VIDEO: Wellesbourne photographer captures video of Super blue moon
A WELLESBOURNE based photographer managed to capture the recent lunar event called the ‘super blue blood moon’ as it rose up behind the Chesterton Windmill in Warwickshire.
The area landmark - Chesterton's windmill – isn’t far from the village, and was built in 1632. It’s said to have originally been built as an observatory for Sir Edward Peyto, who was an astronomer. But it quickly became a working mill after being built.
It took some extended preparation time, but David Clarke managed to get video footage and still photos of the moon as it rose up behind the windmill on Wednesday 31 January.
Mr Clarke said: “I’ve always wanted to do a feature with it.

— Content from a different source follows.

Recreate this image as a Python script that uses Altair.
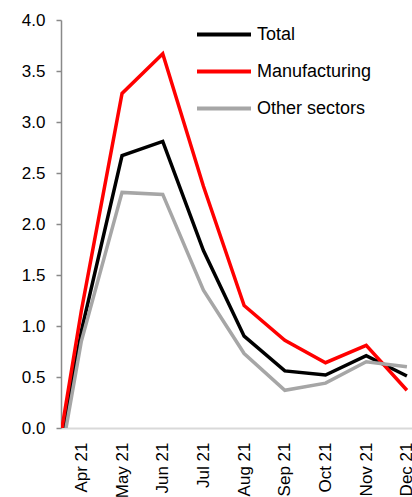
import altair as alt
import pandas as pd

months = ["Mar 21", "Apr 21", "May 21", "Jun 21", "Jul 21", "Aug 21",
          "Sep 21", "Oct 21", "Nov 21", "Dec 21"]
total = [-1.29, 0.95, 2.67, 2.81, 1.74, 0.90, 0.56, 0.52, 0.71, 0.51]
manufacturing = [-1.27, 1.15, 3.28, 3.67, 2.37, 1.20, 0.86, 0.64, 0.81, 0.37]
other_sectors = [-1.41, 0.85, 2.31, 2.29, 1.35, 0.73, 0.37, 0.44, 0.65, 0.60]

series_names = ["Total", "Manufacturing", "Other sectors"]
series_colors = ["#000000", "#ff0000", "#a6a6a6"]
y_ticks = [0.0, 0.5, 1.0, 1.5, 2.0, 2.5, 3.0, 3.5, 4.0]

rows = []
for name, vals in zip(series_names, [total, manufacturing, other_sectors]):
    for i, (m, v) in enumerate(zip(months, vals)):
        rows.append({"idx": i - 1, "month": m, "series": name, "value": v,
                     "order": series_names.index(name)})
df = pd.DataFrame(rows)

shown = months[1:]
label_expr = "[" + ",".join("'" + m + "'" for m in shown) + "][datum.value]"

chart = alt.Chart(df).mark_line(strokeWidth=3.5, clip=True).encode(
    x=alt.X("idx:Q",
            scale=alt.Scale(domain=[-0.5, 8.125], nice=False, zero=False),
            axis=alt.Axis(values=list(range(len(shown))), labelExpr=label_expr,
                          labelAngle=-90, labelAlign="right", labelBaseline="middle",
                          labelPadding=14, ticks=False, grid=False, title=None,
                          domainColor="#d9d9d9", domainWidth=2,
                          labelFontSize=17, labelColor="#000000",
                          labelFont="Liberation Sans", labelOverlap=False,
                          labelBound=False, labelFlush=False)),
    y=alt.Y("value:Q",
            scale=alt.Scale(domain=[0, 4], nice=False),
            axis=alt.Axis(values=y_ticks, format=".1f", grid=False, title=None,
                          tickSize=5, tickColor="#898989", domainColor="#898989",
                          domainWidth=1.5, tickWidth=1.5,
                          labelPadding=11, labelFontSize=17, labelColor="#000000",
                          labelFont="Liberation Sans")),
    color=alt.Color("series:N",
                    scale=alt.Scale(domain=series_names, range=series_colors),
                    legend=alt.Legend(title=None, orient="none", legendX=134, legendY=-4,
                                      symbolType="stroke", symbolSize=2916,
                                      symbolStrokeWidth=4, labelFontSize=18,
                                      labelFont="Liberation Sans", labelColor="#000000",
                                      clipHeight=37, rowPadding=0, labelOffset=4)),
    detail="series:N",
    order="order:Q",
).properties(
    width=351, height=408,
    autosize=alt.AutoSizeParams(type="none"),
    padding={"left": 61, "top": 20, "right": 0, "bottom": 69},
).configure_view(stroke=None)

chart.save("out.html", embed_options={"renderer": "svg", "actions": False})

I was aware we were going to be having this blue blood moon. I noticed the position in the sky might be good. I did a bit of research on the internet.”

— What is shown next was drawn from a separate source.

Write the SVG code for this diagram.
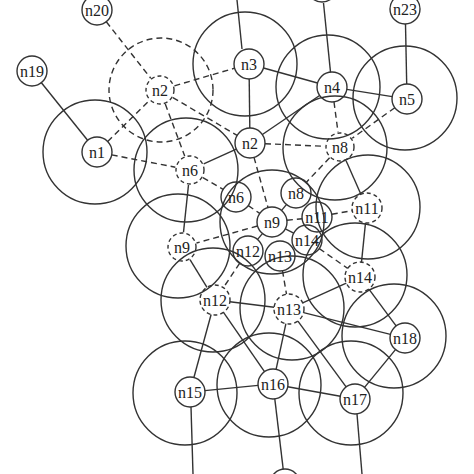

Some areas of the world such as Australia, Asia, parts of the US and Eastern Europe, experienced a lunar eclipse.
"Super moons" happen when a full moon is closest to the Earth, appearing bigger and brighter than normal.
A "Blue Moon" is what’s called the second full moon in a month. So the super moon on 31also the second full moon of that month. They also happen every two and a half years, on average. The word "blood" has been used to describe the colour of the sunlight that passes through Earth's atmosphere lighting up the moon.

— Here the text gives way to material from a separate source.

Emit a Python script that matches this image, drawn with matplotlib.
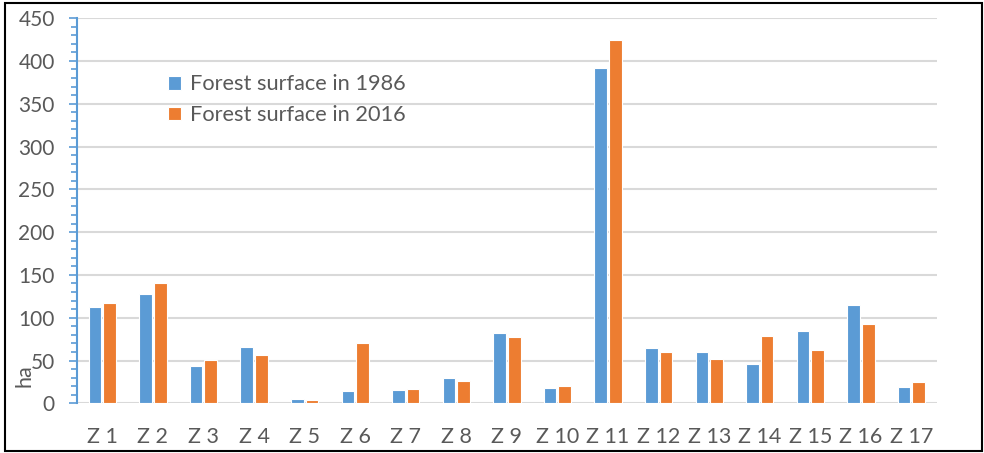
import matplotlib.pyplot as plt
import numpy as np
from matplotlib.patches import Rectangle
from matplotlib.ticker import MultipleLocator

zones = ['Z 1', 'Z 2', 'Z 3', 'Z 4', 'Z 5', 'Z 6', 'Z 7', 'Z 8', 'Z 9', 'Z 10',
         'Z 11', 'Z 12', 'Z 13', 'Z 14', 'Z 15', 'Z 16', 'Z 17']
forest_1986 = [112, 128, 43, 66, 5, 14, 15, 30, 82, 18, 392, 65, 60, 46, 84, 115, 19]
forest_2016 = [117, 140, 51, 57, 4, 71, 17, 26, 78, 20, 425, 60, 52, 79, 62, 93, 25]

blue = '#5B9BD5'
orange = '#ED7D31'
grey_text = '#595959'

plt.rcParams['font.family'] = ['Lato', 'DejaVu Sans']

fig = plt.figure(figsize=(9.84, 4.53), dpi=100)
ax = fig.add_axes([0.0783, 0.1097, 0.8737, 0.8503])

x = np.arange(len(zones))
w = 0.25
ax.bar(x - 0.145, forest_1986, width=w, color=blue, edgecolor='white', linewidth=0.8,
       label='Forest surface in 1986', zorder=3)
ax.bar(x + 0.145, forest_2016, width=w, color=orange, edgecolor='white', linewidth=0.8,
       label='Forest surface in 2016', zorder=3)

ax.set_xlim(-0.5, len(zones) - 0.5)
ax.set_ylim(0, 450)
ax.yaxis.set_major_locator(MultipleLocator(50))
ax.yaxis.set_minor_locator(MultipleLocator(10))
ax.grid(axis='y', color='#D9D9D9', linewidth=1.5, zorder=0)

ax.set_xticks(x)
ax.set_xticklabels(zones)
for s in ['top', 'right', 'bottom']:
    ax.spines[s].set_visible(False)
ax.spines['left'].set_color(blue)
ax.spines['left'].set_linewidth(1.5)

ax.tick_params(axis='x', length=0, pad=17, labelsize=15.5, colors=grey_text)
ax.tick_params(axis='y', which='major', length=6, width=1.2, color=blue,
               pad=10, labelsize=15, labelcolor=grey_text)
ax.tick_params(axis='y', which='minor', length=4.5, width=1.2, color=blue)

ax.set_ylabel('ha', fontsize=15.5, color=grey_text)
ax.yaxis.set_label_coords(-0.05, 0.072)

ax.legend(loc='upper left', bbox_to_anchor=(0.083, 0.905), frameon=False, fontsize=15.7,
          handlelength=0.6, handleheight=0.6, handletextpad=0.4, labelspacing=0.5,
          labelcolor=grey_text)

fig.patches.append(Rectangle((0.005, 0.005), 0.993, 0.988, transform=fig.transFigure,
                             fill=False, edgecolor='black', linewidth=1.5))

fig.savefig('out.png', dpi=100)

Mr Clarke’s preparation involved finding a place about a half mile from the windmill and waited for about half an hour for just the right time to click the photos and film the video.
He added: “There’s quite a bit of calculation involved. I went onto Google Earth so I knew where pretty accurately where the moon would come up. It actually came up right behind the windmill.”
The moon rose above the horizon at 4.48pm and actually came up behind the windmill around 5.20pm.
Mr Clarke said: “When I first got there it was a bit cloudy, but it cleared. It actually just worked out perfectly. It’s something I’ve been wanting to do for three or four years.”